[DATA TO PROCESS]:
** START **

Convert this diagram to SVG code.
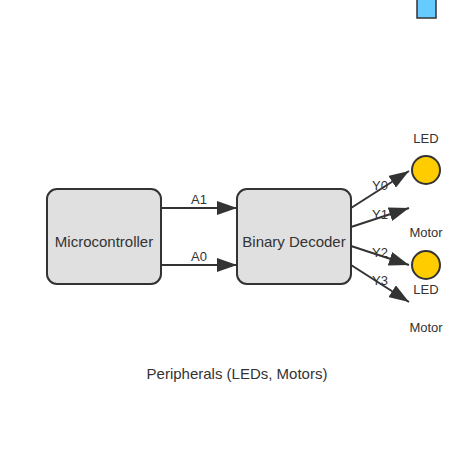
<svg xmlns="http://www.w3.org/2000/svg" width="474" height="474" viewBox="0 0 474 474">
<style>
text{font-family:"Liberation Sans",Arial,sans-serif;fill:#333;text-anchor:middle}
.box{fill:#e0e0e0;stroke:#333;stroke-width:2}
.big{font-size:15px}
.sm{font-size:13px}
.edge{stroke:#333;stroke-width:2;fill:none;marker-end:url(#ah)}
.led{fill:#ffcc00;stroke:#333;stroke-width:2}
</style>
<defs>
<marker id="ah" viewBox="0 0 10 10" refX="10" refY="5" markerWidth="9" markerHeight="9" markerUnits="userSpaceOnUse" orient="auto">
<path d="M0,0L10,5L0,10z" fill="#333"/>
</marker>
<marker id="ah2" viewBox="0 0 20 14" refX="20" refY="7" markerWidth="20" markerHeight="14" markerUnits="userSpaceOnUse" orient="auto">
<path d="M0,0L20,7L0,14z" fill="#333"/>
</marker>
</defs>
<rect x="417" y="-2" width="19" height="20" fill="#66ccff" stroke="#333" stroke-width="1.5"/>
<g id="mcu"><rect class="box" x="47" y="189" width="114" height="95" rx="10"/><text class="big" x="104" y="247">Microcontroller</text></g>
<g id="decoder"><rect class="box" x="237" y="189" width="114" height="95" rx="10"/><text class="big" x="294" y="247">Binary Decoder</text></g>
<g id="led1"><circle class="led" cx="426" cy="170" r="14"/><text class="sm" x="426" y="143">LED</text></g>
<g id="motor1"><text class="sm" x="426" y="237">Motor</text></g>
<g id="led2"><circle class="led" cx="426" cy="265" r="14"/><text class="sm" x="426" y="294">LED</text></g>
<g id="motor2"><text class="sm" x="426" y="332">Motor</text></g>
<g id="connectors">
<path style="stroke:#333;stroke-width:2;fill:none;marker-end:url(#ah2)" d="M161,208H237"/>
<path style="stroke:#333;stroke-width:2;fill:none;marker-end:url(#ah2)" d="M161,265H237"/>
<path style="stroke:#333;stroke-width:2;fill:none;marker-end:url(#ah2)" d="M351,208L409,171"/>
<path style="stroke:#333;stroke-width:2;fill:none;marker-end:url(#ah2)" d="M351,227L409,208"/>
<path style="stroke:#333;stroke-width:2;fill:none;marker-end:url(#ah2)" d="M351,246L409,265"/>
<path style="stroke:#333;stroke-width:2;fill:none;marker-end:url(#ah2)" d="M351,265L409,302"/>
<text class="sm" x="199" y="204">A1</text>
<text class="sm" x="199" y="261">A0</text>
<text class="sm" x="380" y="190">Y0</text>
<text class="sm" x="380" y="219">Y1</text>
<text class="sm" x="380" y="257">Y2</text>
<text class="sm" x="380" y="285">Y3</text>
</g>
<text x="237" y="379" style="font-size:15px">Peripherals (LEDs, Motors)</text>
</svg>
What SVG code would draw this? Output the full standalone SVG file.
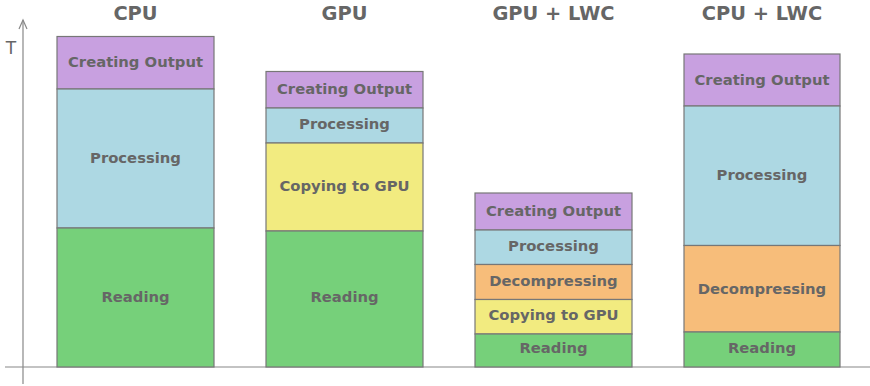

** END **

[YOUR INSTRUCTIONS]: Copy the listing in full and without alteration, omitting every picture.

[EXERCISE RESPONSE]:
Convert this diagram to SVG code.
<svg xmlns="http://www.w3.org/2000/svg" width="474" height="474" viewBox="0 0 474 474">
<style>
text{font-family:"Liberation Sans",Arial,sans-serif;fill:#333;text-anchor:middle}
.box{fill:#e0e0e0;stroke:#333;stroke-width:2}
.big{font-size:15px}
.sm{font-size:13px}
.edge{stroke:#333;stroke-width:2;fill:none;marker-end:url(#ah)}
.led{fill:#ffcc00;stroke:#333;stroke-width:2}
</style>
<defs>
<marker id="ah" viewBox="0 0 10 10" refX="10" refY="5" markerWidth="9" markerHeight="9" markerUnits="userSpaceOnUse" orient="auto">
<path d="M0,0L10,5L0,10z" fill="#333"/>
</marker>
<marker id="ah2" viewBox="0 0 20 14" refX="20" refY="7" markerWidth="20" markerHeight="14" markerUnits="userSpaceOnUse" orient="auto">
<path d="M0,0L20,7L0,14z" fill="#333"/>
</marker>
</defs>
<rect x="417" y="-2" width="19" height="20" fill="#66ccff" stroke="#333" stroke-width="1.5"/>
<g id="mcu"><rect class="box" x="47" y="189" width="114" height="95" rx="10"/><text class="big" x="104" y="247">Microcontroller</text></g>
<g id="decoder"><rect class="box" x="237" y="189" width="114" height="95" rx="10"/><text class="big" x="294" y="247">Binary Decoder</text></g>
<g id="led1"><circle class="led" cx="426" cy="170" r="14"/><text class="sm" x="426" y="143">LED</text></g>
<g id="motor1"><text class="sm" x="426" y="237">Motor</text></g>
<g id="led2"><circle class="led" cx="426" cy="265" r="14"/><text class="sm" x="426" y="294">LED</text></g>
<g id="motor2"><text class="sm" x="426" y="332">Motor</text></g>
<g id="connectors">
<path style="stroke:#333;stroke-width:2;fill:none;marker-end:url(#ah2)" d="M161,208H237"/>
<path style="stroke:#333;stroke-width:2;fill:none;marker-end:url(#ah2)" d="M161,265H237"/>
<path style="stroke:#333;stroke-width:2;fill:none;marker-end:url(#ah2)" d="M351,208L409,171"/>
<path style="stroke:#333;stroke-width:2;fill:none;marker-end:url(#ah2)" d="M351,227L409,208"/>
<path style="stroke:#333;stroke-width:2;fill:none;marker-end:url(#ah2)" d="M351,246L409,265"/>
<path style="stroke:#333;stroke-width:2;fill:none;marker-end:url(#ah2)" d="M351,265L409,302"/>
<text class="sm" x="199" y="204">A1</text>
<text class="sm" x="199" y="261">A0</text>
<text class="sm" x="380" y="190">Y0</text>
<text class="sm" x="380" y="219">Y1</text>
<text class="sm" x="380" y="257">Y2</text>
<text class="sm" x="380" y="285">Y3</text>
</g>
<text x="237" y="379" style="font-size:15px">Peripherals (LEDs, Motors)</text>
</svg>
What SVG code would draw this? Output the full standalone SVG file.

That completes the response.